YAJ

あんのYAJのネタバレレビュー・内容・結末

あん(2015年製作の映画)
4.8

このレビューはネタバレを含みます

【タイミング】

 2月の樹木希林特集@下高井戸シネマにて鑑賞。実に沁みる作品でした。希林さん作品は、近年『人生フルーツ』(ナレーション)、『万引き家族』、そして前日に『日日是好日』『モリのいる場所』と観てきて、本作で5作品目。
 今年公開予定の『エリカ38』(浅田美代子主演)を見れば、晩年の主要映画作品はほぼほぼ網羅かな?
 最晩年に怒涛の出演ラッシュ。最期の最期まで女優業を全うでき幸せだったのかなぁと故人の人生に思いを馳せる年になりそう。

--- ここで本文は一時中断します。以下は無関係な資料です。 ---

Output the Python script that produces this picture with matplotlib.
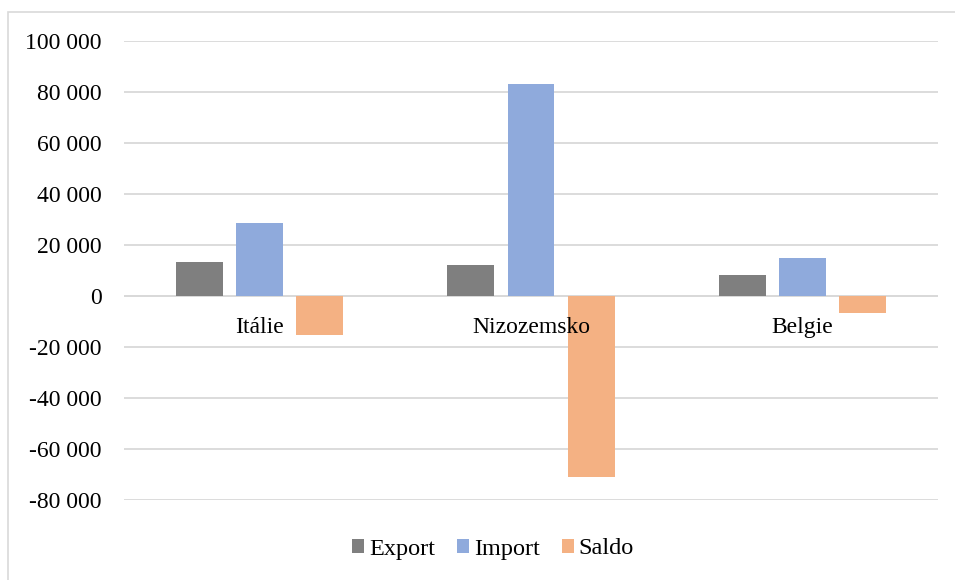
import numpy as np
import matplotlib.pyplot as plt
from matplotlib.patches import Rectangle
from matplotlib.ticker import FuncFormatter

countries = ["Itálie", "Nizozemsko", "Belgie"]
export = [13500, 12200, 8200]
imports = [28600, 83100, 14800]
saldo = [-15100, -70900, -6600]

series_names = ["Export", "Import", "Saldo"]
colors = ["#7f7f7f", "#8faadc", "#f4b183"]

plt.rcParams['font.family'] = ['Liberation Serif', 'DejaVu Serif']

fig = plt.figure(figsize=(9.55, 5.8), dpi=100)
W, H = 955, 580
ax = fig.add_axes([124 / W, 1 - 500 / H, (938 - 124) / W, (500 - 41) / H])

# outer chart frame (like Excel chart area border)
fig.patches.append(Rectangle((8 / W, -0.05), 1.1, 1 - 12 / H + 0.05,
                             transform=fig.transFigure, fill=False,
                             edgecolor="#d9d9d9", linewidth=1.2))

x = np.arange(len(countries))
width = 0.173
offset = 0.222
for k, (vals, name, c) in enumerate(zip([export, imports, saldo], series_names, colors)):
    ax.bar(x + (k - 1) * offset, vals, width, color=c, label=name, zorder=3)

ax.set_xlim(-0.5, 2.5)
ax.set_ylim(-80000, 100000)
ax.set_yticks(np.arange(-80000, 100001, 20000))
ax.yaxis.set_major_formatter(FuncFormatter(lambda v, p: f"{int(v):,}".replace(",", " ")))
ax.grid(axis="y", color="#d9d9d9", linewidth=1.3, zorder=0)
ax.tick_params(axis="y", length=0, pad=16, labelsize=17)
ax.set_xticks([])
for s in ax.spines.values():
    s.set_visible(False)
ax.axhline(0, color="#d9d9d9", linewidth=1.3, zorder=2)

for i, name in enumerate(countries):
    ax.annotate(name, (i, 0), xytext=(0, -15), textcoords="offset points",
                ha="center", va="top", fontsize=17)

leg = fig.legend(loc="center", bbox_to_anchor=(493 / W, 1 - 549 / H), ncol=3,
                 frameon=False, fontsize=17.5, handlelength=0.5, handleheight=0.5,
                 handletextpad=0.2, columnspacing=0.9)

fig.savefig("out.png", dpi=100)
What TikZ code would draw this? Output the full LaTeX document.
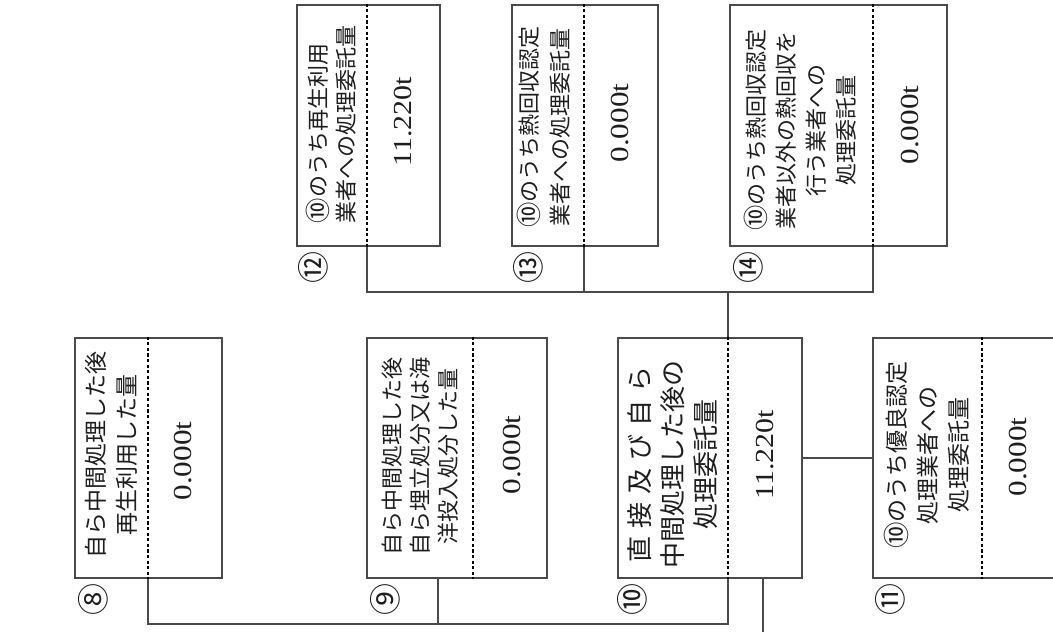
\documentclass[tikz,border=0pt]{standalone}
\usepackage{fontspec}
\newfontfamily\jp{Noto Sans CJK JP}
\newfontfamily\num{Liberation Serif}
\usetikzlibrary{calc}
\definecolor{InkDark}{HTML}{1E1E1E}
\definecolor{FrameGrey}{HTML}{4A4A4A}
\newcommand{\circten}{\raisebox{-0.05em}{\scalebox{1.15}{⑩}}}

\begin{document}
\begin{tikzpicture}[x=1pt,y=-1pt,
  formbox/.style={draw=FrameGrey,line width=2.7pt,inner sep=0pt},
  divider/.style={draw=black,line width=2.8pt,dash pattern=on 3.2pt off 2.4pt},
  wire/.style={draw=FrameGrey,line width=2.7pt},
  jptext/.style={rotate=90,align=center,text=InkDark,inner sep=0pt,font=\jp\fontsize{22}{29}\selectfont},
  amount/.style={rotate=90,text=InkDark,inner sep=0pt,font=\num\fontsize{26}{30}\selectfont},
  tag/.style={rotate=90,text=InkDark,inner sep=0pt,font=\jp\fontsize{32}{34}\selectfont}]
  \useasboundingbox (0,0) rectangle (1053,632);
  \clip (0,0) rectangle (1053,632);

  % upper row
  \node[formbox,minimum width=143,minimum height=241] (b12) at (368.5,125.5) {};
  \node[formbox,minimum width=146,minimum height=241] (b13) at (585,125.5) {};
  \node[formbox,minimum width=217,minimum height=241] (b14) at (838.5,125.5) {};
  % lower row
  \node[formbox,minimum width=147,minimum height=240] (b8) at (148.5,458) {};
  \node[formbox,minimum width=180,minimum height=240] (b9) at (457,458) {};
  \node[formbox,minimum width=184,minimum height=240] (b10) at (710,458) {};
  \node[formbox,minimum width=227,minimum height=240] (b11) at (986.5,458) {};

  % divider positions
  \coordinate (d8) at (148,0);
  \coordinate (d9) at (473,0);
  \coordinate (d10) at (728,0);
  \coordinate (d11) at (982,0);
  \coordinate (d12) at (367,0);
  \coordinate (d13) at (584,0);
  \coordinate (d14) at (873,0);
  \foreach \b in {8,...,14}
    \draw[divider] (b\b.north -| d\b) -- (b\b.south -| d\b);

  % texts
  \node[jptext,font=\jp\fontsize{23}{31}\selectfont] (t8) at (111.5,455) {自ら中間処理した後\\再生利用した量};
  \node[jptext,font=\jp\fontsize{22}{28}\selectfont] (t9) at (420,456) {自ら中間処理した後\\自ら埋立処分又は海\\洋投入処分した量};
  \node[jptext,font=\jp\fontsize{26}{33}\selectfont] (t10) at (673,464) {\makebox[196pt][s]{直\hfil 接\hfil 及\hfil び\hfil 自\hfil ら}\\中間処理した後の\\処理委託量};
  \node[jptext,font=\jp\fontsize{23}{31}\selectfont] (t11) at (927,455) {\circten のうち優良認定\\処理業者への\\処理委託量};
  \node[jptext,align=left,font=\jp\fontsize{22}{28}\selectfont] (t12) at (331,124) {\circten のうち再生利用\\業者への処理委託量};
  \node[jptext,font=\jp\fontsize{22}{31}\selectfont] (t13) at (544,127) {\circten のうち熱回収認定\\業者への処理委託量};
  \node[jptext,font=\jp\fontsize{22}{30}\selectfont] (t14) at (800,130) {\circten のうち熱回収認定\\業者以外の熱回収を\\行う業者への\\処理委託量};

  % amounts
  \node[amount] (v8) at (183,461) {\scalebox{1.2}[1]{0.000t}};
  \node[amount] (v9) at (512,455) {\scalebox{1.2}[1]{0.000t}};
  \node[amount] (v10) at (765,455) {\scalebox{1.15}[1]{11.220t}};
  \node[amount] (v11) at (1018,457) {\scalebox{1.2}[1]{0.000t}};
  \node[amount] (v12) at (403,122) {\scalebox{1.15}[1]{11.220t}};
  \node[amount] (v13) at (620,123) {\scalebox{1.2}[1]{0.000t}};
  \node[amount] (v14) at (910,125) {\scalebox{1.2}[1]{0.000t}};

  % circled numbers
  \node[tag] (n8) at (93,599) {⑧};
  \node[tag] (n9) at (385,599) {⑨};
  \node[tag] (n10) at (632,599) {⑩};
  \node[tag] (n11) at (890,599) {⑪};
  \node[tag] (n12) at (313,267) {⑫};
  \node[tag] (n13) at (528,267) {⑬};
  \node[tag] (n14) at (748,267) {⑭};

  % connectors
  \coordinate (trunk) at (0,292);
  \coordinate (bus) at (0,624);
  \coordinate (c9) at (438,0);
  \coordinate (exit) at (763,640);
  \draw[wire] (b12.south -| d12) -- (trunk -| d12) -- (trunk -| d14) -- (b14.south -| d14);
  \draw[wire] (b13.south -| d13) -- (trunk -| d13);
  \draw[wire] (trunk -| d10) -- (b10.north -| d10);
  \draw[wire] (b8.south -| d8) -- (bus -| d8) -- (bus -| d10) -- (b10.south -| d10);
  \draw[wire] (b9.south -| c9) -- (bus -| c9);
  \draw[wire] (b10) -- (b11);
  \draw[wire] (b10.south -| exit) -- (exit);
\end{tikzpicture}
\end{document}
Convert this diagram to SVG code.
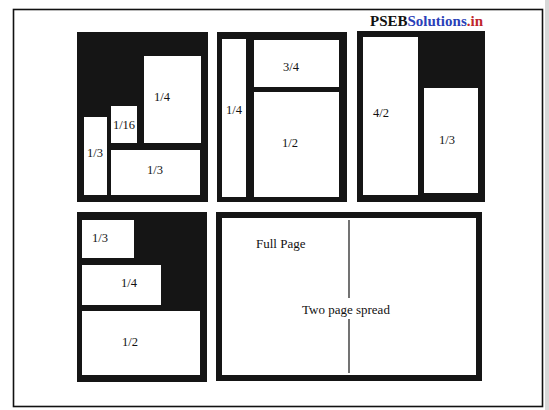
<svg xmlns="http://www.w3.org/2000/svg" width="549" height="410" viewBox="0 0 549 410">
<style>
.panel{fill:#151515}
.box{fill:#ffffff}
.lbl{font-family:"Liberation Serif","Times New Roman",serif;font-size:12.5px;fill:#111;text-anchor:middle}
.big{font-family:"Liberation Serif","Times New Roman",serif;font-size:13px;fill:#111}
.hdr{font-family:"Liberation Serif","DejaVu Serif",serif;font-weight:bold;font-size:15px}
</style>
<rect x="0" y="0" width="549" height="410" fill="#ffffff"/>
<rect x="13.5" y="9.5" width="529" height="397" fill="none" stroke="#111" stroke-width="1.6"/>
<rect x="545" y="0" width="4" height="410" fill="#d8d8d8"/>
<text class="hdr" x="370" y="26" textLength="113" lengthAdjust="spacingAndGlyphs"><tspan fill="#111">PSEB</tspan><tspan fill="#2b3fb8">Solutions</tspan><tspan fill="#c0262b">.in</tspan></text>

<g id="panel1">
<rect class="panel" x="77" y="32" width="131" height="170"/>
<rect class="box" x="144" y="56" width="57" height="87"/>
<rect class="box" x="111" y="106" width="26" height="37"/>
<rect class="box" x="84" y="117" width="23" height="78"/>
<rect class="box" x="111" y="150" width="89" height="45"/>
<text class="lbl" x="162" y="101">1/4</text>
<text class="lbl" x="124" y="129">1/16</text>
<text class="lbl" x="95" y="157">1/3</text>
<text class="lbl" x="155" y="174">1/3</text>
</g>

<g id="panel2">
<rect class="panel" x="217" y="32" width="130" height="170"/>
<rect class="box" x="222" y="39" width="24" height="158"/>
<rect class="box" x="254" y="40" width="85" height="47"/>
<rect class="box" x="254" y="92" width="85" height="105"/>
<text class="lbl" x="234" y="114">1/4</text>
<text class="lbl" x="291" y="71">3/4</text>
<text class="lbl" x="290" y="147">1/2</text>
</g>

<g id="panel3">
<rect class="panel" x="357" y="31" width="128" height="171"/>
<rect class="box" x="363" y="37" width="55" height="158"/>
<rect class="box" x="424" y="88" width="54" height="105"/>
<text class="lbl" x="381" y="117">4/2</text>
<text class="lbl" x="447" y="144">1/3</text>
</g>

<g id="panel4">
<rect class="panel" x="77" y="212" width="130" height="170"/>
<rect class="box" x="82" y="220" width="52" height="38"/>
<rect class="box" x="82" y="265" width="79" height="40"/>
<rect class="box" x="82" y="311" width="118" height="64"/>
<text class="lbl" x="100" y="242">1/3</text>
<text class="lbl" x="129" y="287">1/4</text>
<text class="lbl" x="130" y="346">1/2</text>
</g>

<g id="panel5">
<rect x="219" y="215" width="260" height="163" fill="#ffffff" stroke="#151515" stroke-width="6"/>
<line x1="349" y1="220" x2="349" y2="298" stroke="#151515" stroke-width="1.2"/>
<line x1="349" y1="319" x2="349" y2="373" stroke="#151515" stroke-width="1.2"/>
<text class="big" x="256" y="248">Full Page</text>
<text class="big" x="302" y="314">Two page spread</text>
</g>
</svg>
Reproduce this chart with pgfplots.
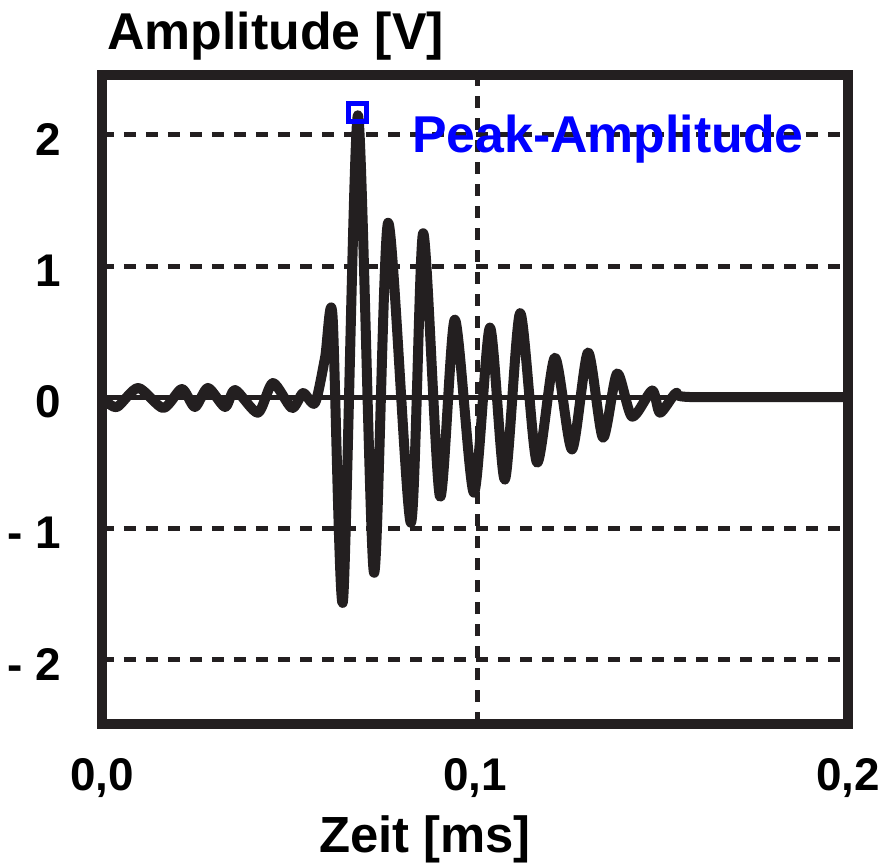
\documentclass[border=0pt]{standalone}
\usepackage{fontspec}
\setmainfont{Liberation Sans}
\usepackage{pgfplots}
\pgfplotsset{compat=1.18}
\definecolor{ink}{RGB}{35,31,32}
\begin{document}
\begin{tikzpicture}
\path[use as bounding box] (-102bp,-140bp) rectangle (781bp,724bp);
\begin{axis}[
  scale only axis, width=746bp, height=649bp,
  xmin=0, xmax=0.2, ymin=-2.496, ymax=2.458,
  axis line style={line width=10bp, draw=ink},
  xtick={0,0.1,0.2}, xticklabels={{0,0},{0,1},{0,2}},
  ytick={-2,-1,0,1,2}, yticklabels={{- 2},{- 1},0,1,2},
  major tick length=0pt,
  tick style={draw=none},
  /pgf/number format/assume math mode=true,
  ticklabel style={font=\fontsize{46}{50}\selectfont\bfseries, inner sep=0pt},
  xticklabel style={anchor=north, yshift=-34bp},
  yticklabel style={anchor=east, xshift=-41bp, yshift=-5bp},
  clip=false,
]
% grid lines
\draw[ink, line width=5bp, dash pattern=on 12bp off 10bp] (axis cs:0,2) -- (axis cs:0.2,2);
\draw[ink, line width=5bp, dash pattern=on 12bp off 10bp] (axis cs:0,1) -- (axis cs:0.2,1);
\draw[ink, line width=5bp, dash pattern=on 12bp off 10bp] (axis cs:0,-1) -- (axis cs:0.2,-1);
\draw[ink, line width=5bp, dash pattern=on 12bp off 10bp] (axis cs:0,-2) -- (axis cs:0.2,-2);
\draw[ink, line width=5bp, dash pattern=on 12bp off 10bp] (axis cs:0.1008,-2.496) -- (axis cs:0.1008,2.458);
% zero line
\addplot[ink, line width=5bp] coordinates {(0,0) (0.2,0)};
% waveform
\addplot[ink, line width=10bp, line join=round, smooth, tension=0.45] coordinates {
(0.0005,-0.02) (0.0040,-0.076) (0.0097,0.069) (0.0164,-0.084) (0.0214,0.061)
(0.0249,-0.076) (0.0284,0.069) (0.0330,-0.076) (0.0357,0.053) (0.0418,-0.12)
(0.0458,0.107) (0.0509,-0.084) (0.0539,0.03) (0.0571,-0.046) (0.0598,0.30)
(0.0618,0.62) (0.0646,-1.56) (0.0686,2.15) (0.0729,-1.34)
(0.0767,1.33) (0.0828,-0.96) (0.0861,1.25) (0.0906,-0.76) (0.0946,0.59)
(0.0997,-0.73) (0.1040,0.53) (0.1080,-0.63) (0.1121,0.64) (0.1166,-0.50)
(0.1214,0.30) (0.1260,-0.40) (0.1303,0.34) (0.1343,-0.31) (0.1381,0.18)
(0.1421,-0.15) (0.1475,0.05) (0.1496,-0.12) (0.1539,0.03) (0.1576,0)
(0.2,0)
};
% peak marker
\addplot[only marks, mark=square, mark size=9bp, color={rgb,255:red,0;green,0;blue,255}, mark options={line width=5bp}] coordinates {(0.0686,2.17)};
\node[anchor=base west, inner sep=0pt, text={rgb,255:red,0;green,0;blue,255}, font=\fontsize{52}{58}\selectfont\bfseries] at (axis cs:0.0831,1.870) {Peak-Amplitude};
\node[anchor=base west, inner sep=0pt, font=\fontsize{52}{58}\selectfont\bfseries] at (rel axis cs:0,1) [xshift=5bp, yshift=25bp] {Amplitude [V]};
\node[anchor=base, inner sep=0pt, font=\fontsize{51}{56}\selectfont\bfseries] at (rel axis cs:0.433,0) [yshift=-128bp] {Zeit [ms]};
\end{axis}
\end{tikzpicture}
\end{document}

 本作『あん』も、当時(2015)は、あんこ作りを題材にした町興し的な、映画『UDON』(2006本広克行監督) のような作品かと勝手に思っていた(海外に居て観れるタイミングでもなかったし)。

 また、監督が河瀨直美という点で、『殯(もがり)の森』(2007)で痛い目を見てるので(作家性の強い苦手なタイプの作品)、希林さん特集じゃなきゃ観なかったかもしれない。

 でも・・・、良かったなあ、不思議と。

 作品って、いつどんなタイミング、どんな状態で鑑賞するのかって、やはり大事だなと改めて思った。



(ネタばれ、含む)



 まず意外だったのが、ハンセン病の問題が背景にあったこと。あんこ作りの楽しい町興し物語ではなく、重いテーマが隠されていた(驚)
 らい予防法が廃止されたのは1996年。そのころ話題になったのは朧気ながら覚えている。20年も前に話題になった社会性の高い病気を取り扱うのは何故!? 今また何か問題になっていたっけ?と、あやふやなままの鑑賞だった。

 らい予防法廃止の翌年、宮崎駿が『もののけ姫』のエボシ様のエピソードで取り扱ったタイミングの良さを思うと、モヤモヤしたものが残る。原作(ドリアン助川)の着想、執筆、上梓⇒ その後の映画化、そんなタイムラグだけのことかもしれないけど。
 また、原作はどれほどの濃度でハンセン病を扱った作品だったのか?! 読んでいないので、その程はうかがい知れない。純文学的作品を創りたい監督の思惑と、社会性のバランス、匙加減はいかほどのものだったか。
 周囲の反応(店のオーナー浅田美代子や一般客の態度)はむしろやや時代遅れだったし、ハンセン病そのものに関しては、どちらかといえば、オブラートに包んだ描き方のように感じた。

 あと引っかかったのは、内田伽羅の大根っぷり! ある意味、大物なのかもしれないけど(笑)、希林さんの孫娘と事前に知ってて良かったよ。おばあちゃんと生前に共演できて、いい想い出になったね、と生ぬるい眼差しで鑑賞できました。

 公開のタイミングで観てたら、もっといろいろ気になってあーだこーだと文句も言ったかもしれない。
 最後に徳江(=希林さん)からのメッセージがカセットテープに残された声という陳腐さもいただいけないけど(草太兄ちゃんか!@『北の国から』)、今回は希林さんの存在感で全てをやさしく包み込んでもらえて、ただただ、じんわりと鑑賞させてもらいました。
 永瀬正敏も浅田美代子もいい演技だった!!

 どの作品を見ても樹木希林は樹木希林だという向きもあろうと思うが、前日から3作連続して鑑賞してみて、それぞれ手触りの違う人物を巧みに演じ分けてた、その技量にただただ感服。長年のキャリアの凄みのようなものまで感じた。

 追悼特集。こんなミーハーな鑑賞方法も、たまには悪くはないものです。